[Rows from a dataset of charts and code]

----------

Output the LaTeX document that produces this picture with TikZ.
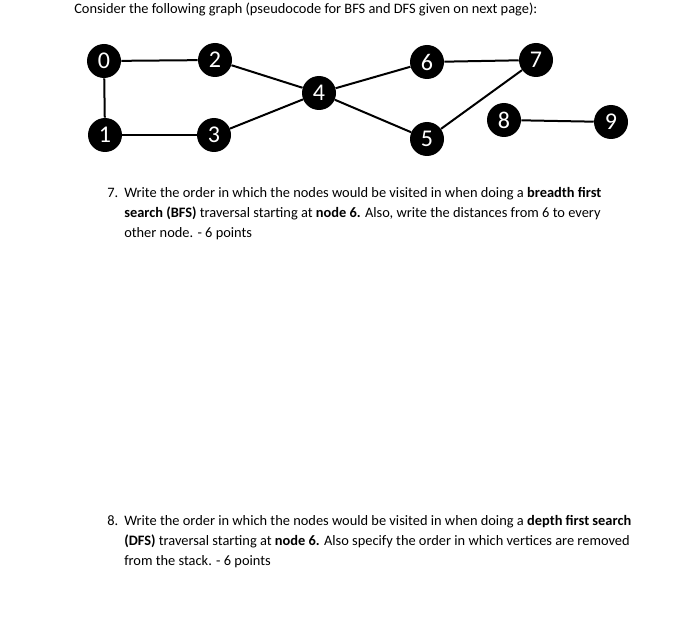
\documentclass[tikz,border=0pt]{standalone}
\usepackage{fontspec}
\setmainfont{Carlito}

\begin{document}
\begin{tikzpicture}[x=0.75pt, y=-0.75pt, vertex/.style={circle, fill=black, inner sep=0pt, minimum size=25.5pt, text=white, font=\fontsize{18}{18}\selectfont}, edge/.style={line width=1.5pt}, txt/.style={anchor=base west, inner sep=0pt, font=\fontsize{10.8}{15}\selectfont, align=left}]
\useasboundingbox (0,0) rectangle (699,631);
\node[txt] (title) at (74,14) {Consider the following graph (pseudocode for BFS and DFS given on next page):};
\node[vertex] (n0) at (104,61) {0};
\node[vertex] (n1) at (105,135) {1};
\node[vertex] (n2) at (215,60) {2};
\node[vertex] (n3) at (214,135) {3};
\node[vertex] (n4) at (319,93) {4};
\node[vertex] (n5) at (427,139) {5};
\node[vertex] (n6) at (427,62) {6};
\node[vertex] (n7) at (536,60) {7};
\node[vertex] (n8) at (504,120) {8};
\node[vertex] (n9) at (611,122) {9};
\draw[edge] (n0) -- (n2); \draw[edge] (n0) -- (n1); \draw[edge] (n1) -- (n3); \draw[edge] (n2) -- (n4); \draw[edge] (n3) -- (n4); \draw[edge] (n4) -- (n6); \draw[edge] (n4) -- (n5); \draw[edge] (n6) -- (n7); \draw[edge] (n5) -- (n7); \draw[edge] (n8) -- (n9);
% the base anchor of a multi-line node is its last line
\node[txt] (q7num) at (107,197) {7.};
\node[txt] (q7) at (124,237) {Write the order in which the nodes would be visited in when doing a \textbf{breadth first}\\\textbf{search (BFS)} traversal starting at \textbf{node 6.} Also, write the distances from 6 to every\\other node. - 6 points};
\node[txt] (q8num) at (107,525) {8.};
\node[txt] (q8) at (124,565) {Write the order in which the nodes would be visited in when doing a \textbf{depth first search}\\\textbf{(DFS)} traversal starting at \textbf{node 6.} Also specify the order in which vertices are removed\\from the stack. - 6 points};
\end{tikzpicture}
\end{document}
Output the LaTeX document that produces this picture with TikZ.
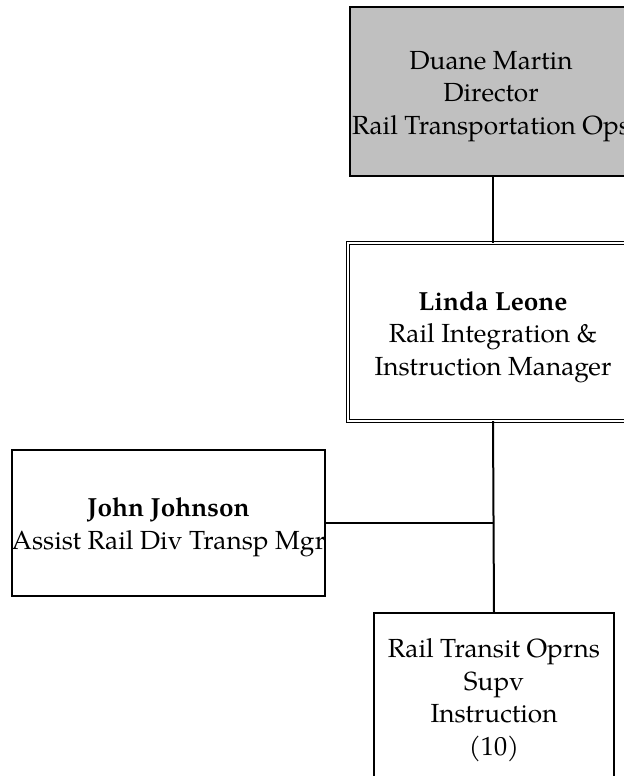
\documentclass[tikz,border=0pt]{standalone}
\usepackage{fontspec}
\setmainfont{TeX Gyre Pagella}
\definecolor{boxgray}{HTML}{C0C0C0}
\tikzset{
  orgbox/.style={draw=black, line width=1pt, inner sep=0pt, outer sep=0pt},
  orgtext/.style={inner sep=0pt, outer sep=0pt, align=center,
    font=\fontsize{13.1}{16.3}\selectfont},
  conn/.style={draw=black, line width=1pt}
}
\begin{document}
\begin{tikzpicture}[x=0.5pt,y=-0.5pt]
\clip (0,0) rectangle (624,776);
\fill[white] (0,0) rectangle (624,776);
\node[orgbox, fill=boxgray, minimum width=141pt, minimum height=84.5pt] (dm) at (491,91.5) {};
\node[orgtext] (dmt) at ([yshift=-2.5pt]dm.center) {Duane Martin\\Director\\Rail Transportation Ops};
\node[orgbox, double, line width=0.6pt, double distance=1.2pt, minimum width=145pt, minimum height=89pt] (ll) at (493,332) {};
\node[orgtext] (llt) at ([yshift=-2.5pt]ll.center) {\textbf{Linda Leone}\\Rail Integration \&\\Instruction Manager};
\node[orgbox, minimum width=156.5pt, minimum height=73pt] (jj) at (168.5,523) {};
\node[orgtext] (jjt) at ([yshift=-2pt]jj.center) {\textbf{John Johnson}\\Assist Rail Div Transp Mgr};
\node[orgbox, minimum width=120pt, minimum height=87pt] (rt) at (494,700) {};
\node[orgtext] (rtt) at (rt.center) {Rail Transit Oprns\\Supv\\Instruction\\(10)};
\coordinate (j) at (493,523);
\draw[conn] (ll.north |- dm.south) -- (ll.north);
\draw[conn] (ll.south) -- (rt.north);
\draw[conn] (jj.east) -- (j);
\end{tikzpicture}
\end{document}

----------

Directions ▸
Quote the material exactly. Pictures stay out.

Task answer ▸
Output the LaTeX document that produces this picture with TikZ.
\documentclass[tikz,border=0pt]{standalone}
\usepackage{fontspec}
\setmainfont{Carlito}

\begin{document}
\begin{tikzpicture}[x=0.75pt, y=-0.75pt, vertex/.style={circle, fill=black, inner sep=0pt, minimum size=25.5pt, text=white, font=\fontsize{18}{18}\selectfont}, edge/.style={line width=1.5pt}, txt/.style={anchor=base west, inner sep=0pt, font=\fontsize{10.8}{15}\selectfont, align=left}]
\useasboundingbox (0,0) rectangle (699,631);
\node[txt] (title) at (74,14) {Consider the following graph (pseudocode for BFS and DFS given on next page):};
\node[vertex] (n0) at (104,61) {0};
\node[vertex] (n1) at (105,135) {1};
\node[vertex] (n2) at (215,60) {2};
\node[vertex] (n3) at (214,135) {3};
\node[vertex] (n4) at (319,93) {4};
\node[vertex] (n5) at (427,139) {5};
\node[vertex] (n6) at (427,62) {6};
\node[vertex] (n7) at (536,60) {7};
\node[vertex] (n8) at (504,120) {8};
\node[vertex] (n9) at (611,122) {9};
\draw[edge] (n0) -- (n2); \draw[edge] (n0) -- (n1); \draw[edge] (n1) -- (n3); \draw[edge] (n2) -- (n4); \draw[edge] (n3) -- (n4); \draw[edge] (n4) -- (n6); \draw[edge] (n4) -- (n5); \draw[edge] (n6) -- (n7); \draw[edge] (n5) -- (n7); \draw[edge] (n8) -- (n9);
% the base anchor of a multi-line node is its last line
\node[txt] (q7num) at (107,197) {7.};
\node[txt] (q7) at (124,237) {Write the order in which the nodes would be visited in when doing a \textbf{breadth first}\\\textbf{search (BFS)} traversal starting at \textbf{node 6.} Also, write the distances from 6 to every\\other node. - 6 points};
\node[txt] (q8num) at (107,525) {8.};
\node[txt] (q8) at (124,565) {Write the order in which the nodes would be visited in when doing a \textbf{depth first search}\\\textbf{(DFS)} traversal starting at \textbf{node 6.} Also specify the order in which vertices are removed\\from the stack. - 6 points};
\end{tikzpicture}
\end{document}
Output the LaTeX document that produces this picture with TikZ.
\documentclass[tikz,border=0pt]{standalone}
\usepackage{fontspec}
\setmainfont{TeX Gyre Pagella}
\definecolor{boxgray}{HTML}{C0C0C0}
\tikzset{
  orgbox/.style={draw=black, line width=1pt, inner sep=0pt, outer sep=0pt},
  orgtext/.style={inner sep=0pt, outer sep=0pt, align=center,
    font=\fontsize{13.1}{16.3}\selectfont},
  conn/.style={draw=black, line width=1pt}
}
\begin{document}
\begin{tikzpicture}[x=0.5pt,y=-0.5pt]
\clip (0,0) rectangle (624,776);
\fill[white] (0,0) rectangle (624,776);
\node[orgbox, fill=boxgray, minimum width=141pt, minimum height=84.5pt] (dm) at (491,91.5) {};
\node[orgtext] (dmt) at ([yshift=-2.5pt]dm.center) {Duane Martin\\Director\\Rail Transportation Ops};
\node[orgbox, double, line width=0.6pt, double distance=1.2pt, minimum width=145pt, minimum height=89pt] (ll) at (493,332) {};
\node[orgtext] (llt) at ([yshift=-2.5pt]ll.center) {\textbf{Linda Leone}\\Rail Integration \&\\Instruction Manager};
\node[orgbox, minimum width=156.5pt, minimum height=73pt] (jj) at (168.5,523) {};
\node[orgtext] (jjt) at ([yshift=-2pt]jj.center) {\textbf{John Johnson}\\Assist Rail Div Transp Mgr};
\node[orgbox, minimum width=120pt, minimum height=87pt] (rt) at (494,700) {};
\node[orgtext] (rtt) at (rt.center) {Rail Transit Oprns\\Supv\\Instruction\\(10)};
\coordinate (j) at (493,523);
\draw[conn] (ll.north |- dm.south) -- (ll.north);
\draw[conn] (ll.south) -- (rt.north);
\draw[conn] (jj.east) -- (j);
\end{tikzpicture}
\end{document}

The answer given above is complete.